**Problem to work on:** Using the records below, please work out how many lines contain "this"; answer with the number alone.

**Listed records:**
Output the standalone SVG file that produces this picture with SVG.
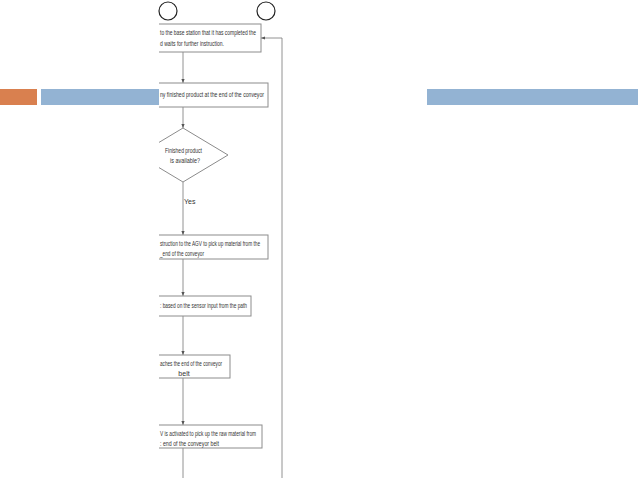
---
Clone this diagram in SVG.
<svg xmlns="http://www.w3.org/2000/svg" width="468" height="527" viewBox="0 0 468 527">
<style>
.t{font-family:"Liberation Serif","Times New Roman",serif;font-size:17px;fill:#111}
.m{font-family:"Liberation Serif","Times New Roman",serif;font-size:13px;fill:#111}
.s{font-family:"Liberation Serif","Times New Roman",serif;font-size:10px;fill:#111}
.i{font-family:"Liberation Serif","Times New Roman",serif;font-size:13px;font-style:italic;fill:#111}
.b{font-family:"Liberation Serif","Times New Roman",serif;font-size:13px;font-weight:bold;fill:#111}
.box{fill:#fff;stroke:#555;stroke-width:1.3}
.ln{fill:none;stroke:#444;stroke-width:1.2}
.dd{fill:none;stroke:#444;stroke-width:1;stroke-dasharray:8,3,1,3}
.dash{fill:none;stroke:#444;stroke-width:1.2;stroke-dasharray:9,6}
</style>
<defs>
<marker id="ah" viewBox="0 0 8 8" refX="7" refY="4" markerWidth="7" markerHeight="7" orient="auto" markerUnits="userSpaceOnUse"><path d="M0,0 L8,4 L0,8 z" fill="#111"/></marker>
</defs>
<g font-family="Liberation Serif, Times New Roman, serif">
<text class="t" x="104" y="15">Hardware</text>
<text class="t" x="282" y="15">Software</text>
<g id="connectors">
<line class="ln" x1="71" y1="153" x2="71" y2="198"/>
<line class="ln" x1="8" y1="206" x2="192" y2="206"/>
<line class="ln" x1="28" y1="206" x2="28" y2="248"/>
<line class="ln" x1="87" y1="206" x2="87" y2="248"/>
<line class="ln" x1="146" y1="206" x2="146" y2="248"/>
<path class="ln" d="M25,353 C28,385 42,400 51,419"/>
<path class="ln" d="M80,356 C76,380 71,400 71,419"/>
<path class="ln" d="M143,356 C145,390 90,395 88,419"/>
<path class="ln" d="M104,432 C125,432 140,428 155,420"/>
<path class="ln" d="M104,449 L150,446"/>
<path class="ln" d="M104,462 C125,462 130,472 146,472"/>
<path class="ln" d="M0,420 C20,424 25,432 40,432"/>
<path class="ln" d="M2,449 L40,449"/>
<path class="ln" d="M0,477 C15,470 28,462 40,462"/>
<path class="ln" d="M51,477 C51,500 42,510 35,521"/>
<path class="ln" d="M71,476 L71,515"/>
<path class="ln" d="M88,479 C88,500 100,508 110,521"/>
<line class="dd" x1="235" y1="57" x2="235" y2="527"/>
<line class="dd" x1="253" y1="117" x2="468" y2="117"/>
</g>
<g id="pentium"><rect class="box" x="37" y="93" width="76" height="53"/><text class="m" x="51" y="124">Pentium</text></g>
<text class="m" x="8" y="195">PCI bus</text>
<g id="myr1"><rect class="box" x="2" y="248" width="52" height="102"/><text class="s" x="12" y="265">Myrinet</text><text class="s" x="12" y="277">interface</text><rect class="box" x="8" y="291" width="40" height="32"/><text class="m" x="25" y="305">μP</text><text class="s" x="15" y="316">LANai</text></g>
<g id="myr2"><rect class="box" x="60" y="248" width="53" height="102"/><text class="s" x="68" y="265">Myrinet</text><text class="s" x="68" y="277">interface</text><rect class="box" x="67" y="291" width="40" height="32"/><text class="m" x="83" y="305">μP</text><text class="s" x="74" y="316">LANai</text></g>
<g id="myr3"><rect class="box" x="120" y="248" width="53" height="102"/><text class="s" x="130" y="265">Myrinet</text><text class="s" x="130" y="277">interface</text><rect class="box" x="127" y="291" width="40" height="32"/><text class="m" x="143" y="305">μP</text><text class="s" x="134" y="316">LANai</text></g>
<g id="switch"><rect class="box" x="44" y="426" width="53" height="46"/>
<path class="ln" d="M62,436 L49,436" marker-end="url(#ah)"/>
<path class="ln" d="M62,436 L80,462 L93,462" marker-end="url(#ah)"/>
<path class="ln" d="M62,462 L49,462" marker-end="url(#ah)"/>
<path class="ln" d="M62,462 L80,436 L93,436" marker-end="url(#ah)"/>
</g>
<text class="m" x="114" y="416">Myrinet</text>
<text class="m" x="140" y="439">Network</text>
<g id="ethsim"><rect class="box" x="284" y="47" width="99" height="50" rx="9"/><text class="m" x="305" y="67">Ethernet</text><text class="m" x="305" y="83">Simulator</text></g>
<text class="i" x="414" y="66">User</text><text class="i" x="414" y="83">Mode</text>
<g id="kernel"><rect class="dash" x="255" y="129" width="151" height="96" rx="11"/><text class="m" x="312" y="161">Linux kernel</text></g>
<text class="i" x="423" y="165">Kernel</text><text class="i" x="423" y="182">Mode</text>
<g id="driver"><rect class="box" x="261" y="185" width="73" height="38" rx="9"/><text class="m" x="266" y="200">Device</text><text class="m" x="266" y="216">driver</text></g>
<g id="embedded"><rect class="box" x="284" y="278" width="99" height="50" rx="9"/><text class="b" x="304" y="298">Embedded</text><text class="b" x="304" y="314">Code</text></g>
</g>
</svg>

**Task answer:** 2